I thought that was the teachable moment so I move on to the matter at hand: checking the damage.

I wind down the window. Before sticking my arm out to attempt to fix the mirror, I check if there’s a fourth vehicle that might squash my hand if I did.

Clear. I pull the wing mirror toward me and it clicks right back in place.

Miraculously there was no damage done.

A few minutes later, as traffic eased and we started driving again, a police van rang his siren behind us. I signal my hazard light and slow down. What now?

Two French policemen then speaks gibberish to me. Something something something. I say I don’t speak French.

They then point at my wing mirror and say, “OK?”

I touch it and say, “Yeah, OK. No problem.”

They smile. The driver says loudly, twice, “SORRY!”

“It’s okay!” I shout back, giving him a thumbs up, and they drive off.

I turn sideways so Charlotte can see my face.

“See that, Charlotte? That’s what we should all do.”

“Just now they knocked onto our van and just drove away, because they had to. Saving lives is more important than breaking the van.”

“But once they had the chance, they caught up to us to check if our van was damaged. They are being responsible for their mistake.”

Turns out, this was the teachable moment. It’s about taking responsibility for our actions.

We certainly would have missed this had we flown over instead of drove through France.

9. Being safe home alone.

While we ate pizzas one night in our budget hotel, I decided to quiz Charlotte about safety:

“If someone was outside this room and knocked on the door, and he sounds just like daddy and says he is daddy, would you open the door?”

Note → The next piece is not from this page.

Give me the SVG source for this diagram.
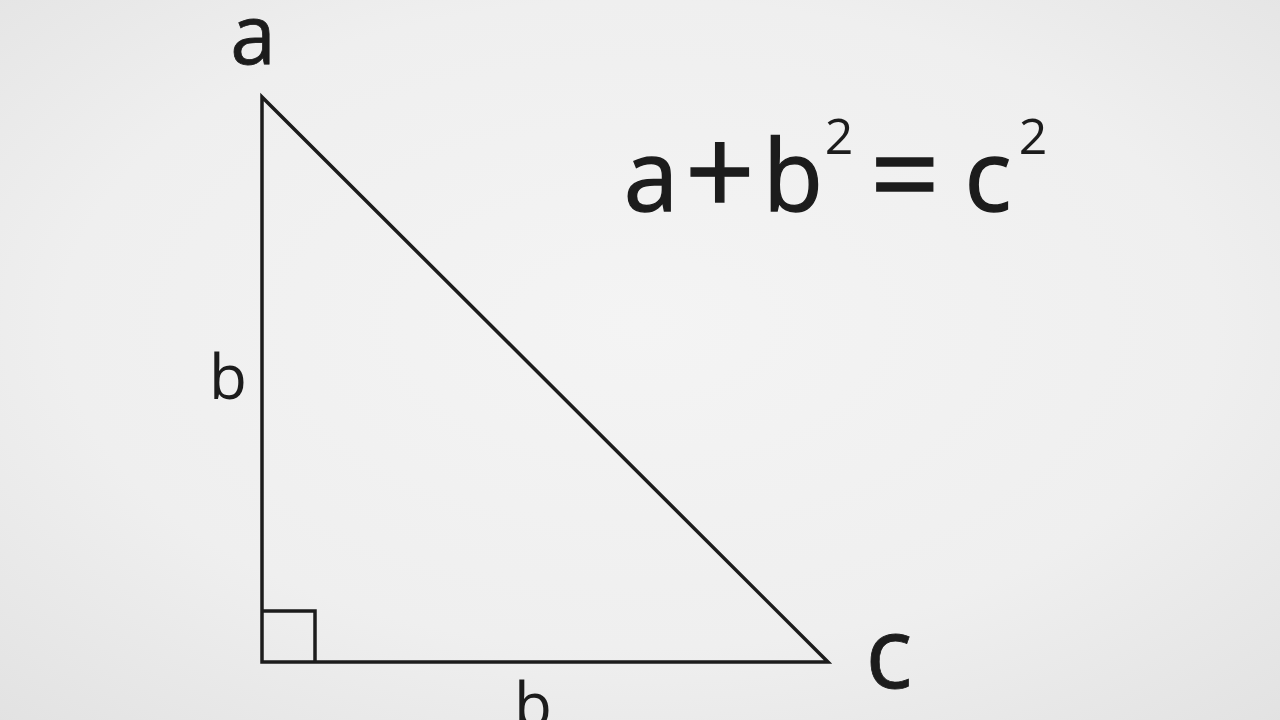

She thinks about this for a few seconds. Then, she replies satisfactorily: “No, I won’t open it.”

“If there is a peep hole in the door, I will look into it first.”

“Why?”

“Because I cannot see if it’s daddy or not and I must see.”

We’d taught her this at home, and she’s repeating the procedure exactly. Fantastic.

Two days later, in another hotel, I needed to go out to get something from the van. My wife thought it’d be funny and tells me a code word. “Say ‘funny buttocks’ and I’ll let you in.”

I leave, get our pillows, and come back.

I knock on the door and hear her say, “funny?”

To which I reply, “buttocks!”

My wife opens the door and right there standing in the way is Charlotte with a wide grin on her face.

Chuckles… “Why?” … chuckles…

“Daddy and mama used a code word! There’s no peep hole on the door here either, so just like you, mama needed to find a way to know that it really was daddy outside before opening the door.”

At home we have more than one set of keys. Because this hotel only issued one, Charlotte learned yet another way to authenticate!

10. Exploring gymnastics between hotel beds.

Where else would we get two beds put slightly apart such that it would look instantly like a playground to a toddler?

Charlotte started by jumping across. Then she tried walking across. And eventually she did splits and planks. A free opportunity to explore gymnastics.


Written, edited, and published in 120 mins.